Friday, March 2, 2012

The Seeds Amidst the Snow

Common among childhood Decembers are the countless reminders that, while Christmas is surely coming and nearing, it is not quite yet here.  There are cookies baking in the kitchen -- but to be given away.  There are stockings hanging from the mantle -- though empty.  There are presents beneath the tree, colorfully but effectively veiled from use or even view.  "I'm dreaming of a white Christmas" wafts from the speakers as an anthemic ode not only to seasonal fancy but to the very essence of anticipation.  It's coming, but not yet.



And yesterday, awash in a sunny fifty-degree day, I planted seeds and secured them in the greenhouse as a down-payment on spring, only to be greeted this morning by more snow.  It is, in a way, a climatic representation of this whole phase of the gardening season:  a taunting, near-whiplashing reverberation between giddy busyness and clock-ticking stillness.  There are seed catalogs to digest, orders to assemble...and the waiting time until they are delivered.  There are garden designs to draw...and then shelve until post-freeze.  Eventually there are seeds to gently lodge in the potting soiled cells...now followed by the days -- how many days? -- of imperceptible growth and activity.  Now descends the glacial pace of germination when, at least by eye-measure, absolutely nothing is going on.

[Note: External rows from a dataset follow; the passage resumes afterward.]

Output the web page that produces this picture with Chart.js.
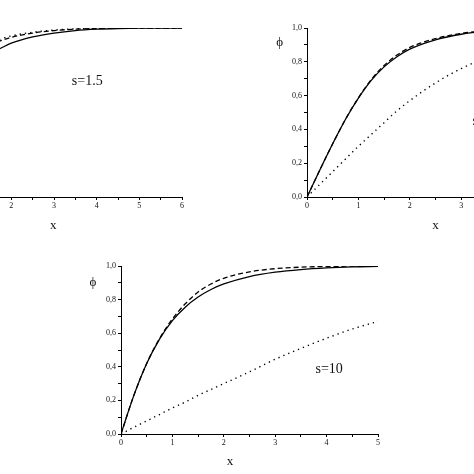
<!DOCTYPE html>
<html>
<head>
<meta charset="utf-8">
<script src="https://cdn.jsdelivr.net/npm/chart.js@4/dist/chart.umd.min.js"></script>
<style>
  html, body { margin: 0; padding: 0; background: #fff; overflow: hidden; }
  body { width: 474px; height: 474px; position: relative; }
  canvas { position: absolute; }
</style>
</head>
<body>
<canvas id="panelS15"></canvas>
<canvas id="panelS5"></canvas>
<canvas id="panelS10"></canvas>
<script>
// x grid of the curves
const xShort = [0, 0.25, 0.5, 0.75, 1, 1.25, 1.5, 1.75, 2, 2.5, 3, 3.5, 4, 4.5, 5];
const xLong = [0, 0.25, 0.5, 0.75, 1, 1.25, 1.5, 1.75, 2, 2.5, 3, 3.5, 4, 4.5, 5, 5.5, 6];

// s = 1.5 (top left, x 0..6)
const s15Solid = [0, 0.25, 0.46, 0.62, 0.73, 0.80, 0.85, 0.88, 0.91, 0.947, 0.97, 0.985, 0.993, 0.997, 0.999, 1, 1];
const s15Dashed = [0, 0.26, 0.48, 0.65, 0.77, 0.85, 0.90, 0.925, 0.945, 0.97, 0.985, 0.993, 0.997, 0.999, 1, 1, 1];
const s15Dotted = [0, 0.27, 0.50, 0.67, 0.79, 0.86, 0.91, 0.935, 0.953, 0.975, 0.988, 0.995, 0.998, 0.999, 1, 1, 1];

// s = 5 (top right, x 0..5)
const s5Solid = [0, 0.16, 0.315, 0.46, 0.585, 0.69, 0.77, 0.83, 0.875, 0.93, 0.963, 0.981, 0.991, 0.996, 0.998];
const s5Dashed = [0, 0.16, 0.315, 0.46, 0.587, 0.695, 0.778, 0.84, 0.885, 0.937, 0.968, 0.984, 0.993, 0.997, 0.999];
const s5Dotted = [0, 0.075, 0.15, 0.225, 0.30, 0.37, 0.44, 0.51, 0.57, 0.675, 0.76, 0.825, 0.875, 0.91, 0.935];

// s = 10 (bottom, x 0..5)
const s10Solid = [0, 0.23, 0.42, 0.565, 0.675, 0.755, 0.815, 0.86, 0.893, 0.937, 0.963, 0.979, 0.989, 0.995, 0.998];
const s10Dashed = [0, 0.23, 0.42, 0.568, 0.685, 0.775, 0.845, 0.893, 0.927, 0.965, 0.984, 0.993, 0.997, 0.999, 1];
const s10Dotted = [0, 0.04, 0.078, 0.116, 0.155, 0.19, 0.23, 0.265, 0.30, 0.37, 0.445, 0.51, 0.57, 0.625, 0.67];

const serif = '"Liberation Serif", "DejaVu Serif", serif';

const textPlugin = {
    id: 'panelText',
    afterDraw(chart, args, opts) {
        const ctx = chart.ctx;
        const xs = chart.scales.x, ys = chart.scales.y;
        ctx.save();
        ctx.fillStyle = '#111';
        ctx.textAlign = 'center';
        ctx.textBaseline = 'middle';
        (opts.items || []).forEach(it => {
            ctx.font = it.font;
            ctx.fillText(it.text, xs.getPixelForValue(it.x), ys.getPixelForValue(it.y));
        });
        ctx.restore();
    }
};

function pts(xs, ys) {
    return xs.map((x, i) => ({ x: x, y: ys[i] }));
}

function makePanel(id, box, xMax, xs, solid, dashed, dotted, texts) {
    const canvas = document.getElementById(id);
    canvas.width = box.w;
    canvas.height = box.h;
    canvas.style.left = box.left + 'px';
    canvas.style.top = box.top + 'px';
    canvas.style.width = box.w + 'px';
    canvas.style.height = box.h + 'px';

    const line = { borderColor: '#000', borderWidth: 1.3, pointRadius: 0, fill: false, cubicInterpolationMode: 'monotone' };

    new Chart(canvas, {
        type: 'line',
        data: {
            datasets: [
                Object.assign({ data: pts(xs, dotted), borderDash: [1.3, 4] }, line, { borderWidth: 1.4 }),
                Object.assign({ data: pts(xs, dashed), borderDash: [5, 3] }, line),
                Object.assign({ data: pts(xs, solid) }, line)
            ]
        },
        options: {
            responsive: false,
            animation: false,
            layout: { padding: { left: 0, right: 10, top: 10, bottom: 0 } },
            plugins: {
                legend: { display: false },
                tooltip: { enabled: false },
                panelText: { items: texts }
            },
            scales: {
                x: {
                    type: 'linear',
                    min: 0,
                    max: xMax,
                    afterFit: s => { s.height = 40; },
                    border: { color: '#000', width: 1 },
                    grid: { drawOnChartArea: false, tickLength: 3, color: '#000', tickColor: '#000' },
                    ticks: {
                        stepSize: 0.5,
                        autoSkip: false,
                        maxRotation: 0,
                        padding: 1,
                        color: '#111',
                        font: { family: serif, size: 8 },
                        callback: v => Number.isInteger(v) ? String(v) : ''
                    }
                },
                y: {
                    min: 0,
                    max: 1,
                    afterFit: s => { s.width = 34; },
                    border: { color: '#000', width: 1 },
                    grid: { drawOnChartArea: false, tickLength: 3, color: '#000', tickColor: '#000' },
                    ticks: {
                        stepSize: 0.1,
                        autoSkip: false,
                        padding: 2,
                        color: '#111',
                        font: { family: serif, size: 8 },
                        callback: v => Math.round(v * 10) % 2 === 0 ? v.toFixed(1).replace('.', ',') : ''
                    }
                }
            }
        },
        plugins: [textPlugin]
    });
}

const labelFont = '13px ' + serif;
const noteFont = '14px ' + serif;

makePanel('panelS15', { left: -108.4, top: 18.3, w: 300, h: 219 }, 6, xLong, s15Solid, s15Dashed, s15Dotted, [
    { text: 'ϕ', x: -0.64, y: 0.913, font: labelFont },
    { text: 'x', x: 2.98, y: -0.17, font: labelFont },
    { text: 's=1.5', x: 3.78, y: 0.682, font: noteFont }
]);

makePanel('panelS5', { left: 273.3, top: 18.3, w: 301, h: 219 }, 5, xShort, s5Solid, s5Dashed, s5Dotted, [
    { text: 'ϕ', x: -0.53, y: 0.913, font: labelFont },
    { text: 'x', x: 2.5, y: -0.17, font: labelFont },
    { text: 's=5', x: 3.42, y: 0.445, font: noteFont }
]);

makePanel('panelS10', { left: 87, top: 256, w: 301, h: 218 }, 5, xShort, s10Solid, s10Dashed, s10Dotted, [
    { text: 'ϕ', x: -0.545, y: 0.904, font: labelFont },
    { text: 'x', x: 2.12, y: -0.164, font: labelFont },
    { text: 's=10', x: 4.05, y: 0.387, font: noteFont }
]);
</script>
</body>
</html>
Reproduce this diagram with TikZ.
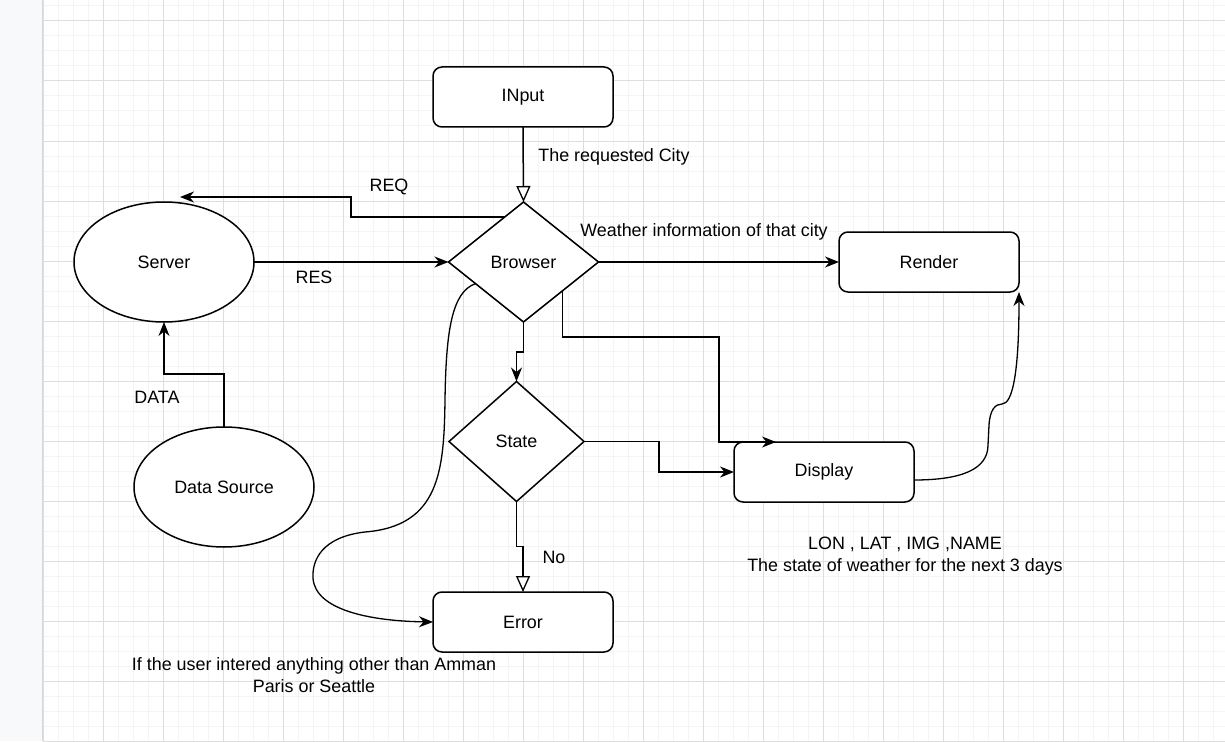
\documentclass[tikz,border=0pt]{standalone}
\usepackage{fontspec}
\setmainfont{Liberation Sans}
\usetikzlibrary{shapes.geometric,arrows.meta,calc}
\definecolor{panel}{HTML}{F8F9FA}
\definecolor{panelline}{HTML}{D6D8DB}
\definecolor{gminor}{HTML}{F4F4F4}
\definecolor{gmajor}{HTML}{DEDEDE}
\tikzset{
  txt/.style={font=\fontsize{17.9}{22}\selectfont, inner sep=0pt, text=black},
  rbox/.style={txt, draw=black, fill=white, line width=1.5pt, rounded corners=9pt,
    minimum width=180pt, minimum height=60pt, outer sep=0pt},
  dia/.style={txt, diamond, draw=black, fill=white, line width=1.5pt, outer sep=0pt},
  ell/.style={txt, ellipse, draw=black, fill=white, line width=1.5pt, outer sep=0pt,
    minimum width=180pt, minimum height=120pt},
  ln/.style={draw=black, line width=1.5pt},
  cv/.style={draw=black, line width=1.3pt},
  farrow/.style={-{Stealth[length=14pt,width=11pt,inset=4.5pt]}},
  oarrow/.style={-{Triangle[length=16pt,width=14pt,fill=white,line width=1.3pt]}},
  lbl/.style={txt, align=center}
}
\begin{document}
\begin{tikzpicture}[x=1pt,y=-1pt]
\useasboundingbox (0,0) rectangle (1225,741);
% background and grid
\fill[white] (0,0) rectangle (1225,741);
\fill[panel] (0,0) rectangle (42,741);
\foreach \gx in {43,58,...,1225} \draw[gminor, line width=1pt] (\gx,0) -- (\gx,741);
\foreach \gy in {6,21,...,741} \draw[gminor, line width=1pt] (43,\gy) -- (1225,\gy);
\foreach \gx in {43,103,...,1225} \draw[gmajor, line width=1pt] (\gx,0) -- (\gx,741);
\foreach \gy in {21,81,...,741} \draw[gmajor, line width=1pt] (43,\gy) -- (1225,\gy);
\draw[panelline, line width=1.5pt] (42.5,0) -- (42.5,741);

% nodes
\node[rbox] (inp) at (523,97) {INput};
\node[dia, minimum width=150pt, minimum height=120pt] (br) at (523.5,262) {Browser};
\node[ell] (sv) at (164,262) {Server};
\node[ell] (ds) at (224,487) {Data Source};
\node[rbox] (ren) at (929,262) {Render};
\node[dia, minimum width=135pt, minimum height=120pt] (st) at (516.5,441.5) {State};
\node[rbox] (disp) at (824,472) {Display};
\node[rbox] (err) at (523,622) {Error};

% labels
\node[lbl] (lcity) at (614,157) {The requested City};
\node[lbl] (lreq) at (389,187) {REQ};
\node[lbl] (lres) at (314,277) {RES};
\node[lbl] (lweather) at (704,232) {Weather information of that city};
\node[lbl] (ldata) at (157,397) {DATA};
\node[lbl] (lno) at (554,557) {No};
\node[lbl] (linfo) at (905,556) {LON , LAT , IMG ,NAME\\The state of weather for the next 3 days};
\node[lbl] (lerr) at (314,675) {If the user intered anything other than Amman\\Paris or Seattle};

% coordinates
\coordinate (reqstart) at ($(br.north)!0.25!(br.west)$);
\coordinate (reqend) at ($(sv.north)+(16,-5)$);
\coordinate (brlr) at ($(br.east)!0.48!(br.south)$);
\coordinate (brll) at ($(br.west)!0.36!(br.south)$);
\coordinate (dispend) at ($(disp.north west)+(42,0)$);
\coordinate (dispout) at ($(disp.east)+(0,8)$);

% connectors
\draw[ln, oarrow] (inp.south) -- (br.north);
\draw[ln, farrow] (reqstart) -- ++(-154,0) |- (reqend);
\draw[ln, farrow] (sv.east) -- (br.west);
\draw[ln, farrow] (br.east) -- (ren.west);
\draw[ln, farrow] (br.south) -- ++(0,30) -| (st.north);
\draw[ln, farrow] (brlr) -- ++(0,46) -| ($(dispend)+(-57,0)$) -- (dispend);
\draw[ln, farrow] (st.east) -- ++(75,0) |- (disp.west);
\draw[ln, oarrow] (st.south) -- ++(0,45) -| (err.north);
\draw[ln, farrow] (ds.north) -- ++(0,-53) -| (sv.south);
\draw[cv, farrow] (brll) .. controls (452,292) and (446,330) .. (445,400)
  .. controls (444,470) and (440,526) .. (365,532)
  .. controls (322,537) and (312,560) .. (313,578)
  .. controls (315,610) and (370,621) .. (err.west);
\draw[cv, farrow] (dispout) .. controls (960,480) and (988,470) .. (988,445)
  -- (989,425) .. controls (990,410) and (995,404) .. (1002,404)
  .. controls (1013,404) and (1019,370) .. (ren.south east);
\end{tikzpicture}
\end{document}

But if nature is taking its course, growth is subtly, miraculously transpiring. 

The greenhouse depends upon radiant heat from the sun; far from sealed tight, it is vented by design.  A space heater can't possibly sustain all the warmth on which the fragile seeds depend.  Nonetheless, according to the remote thermometer it is over 50-degrees inside, with the larger warmth of the day still to come.  Tir and I will eventually head out to survey the invisible progress and sprinkle on the day's drink.  In the meantime, suspended between the "already" and the "not yet," I'll relax and enjoy the snow.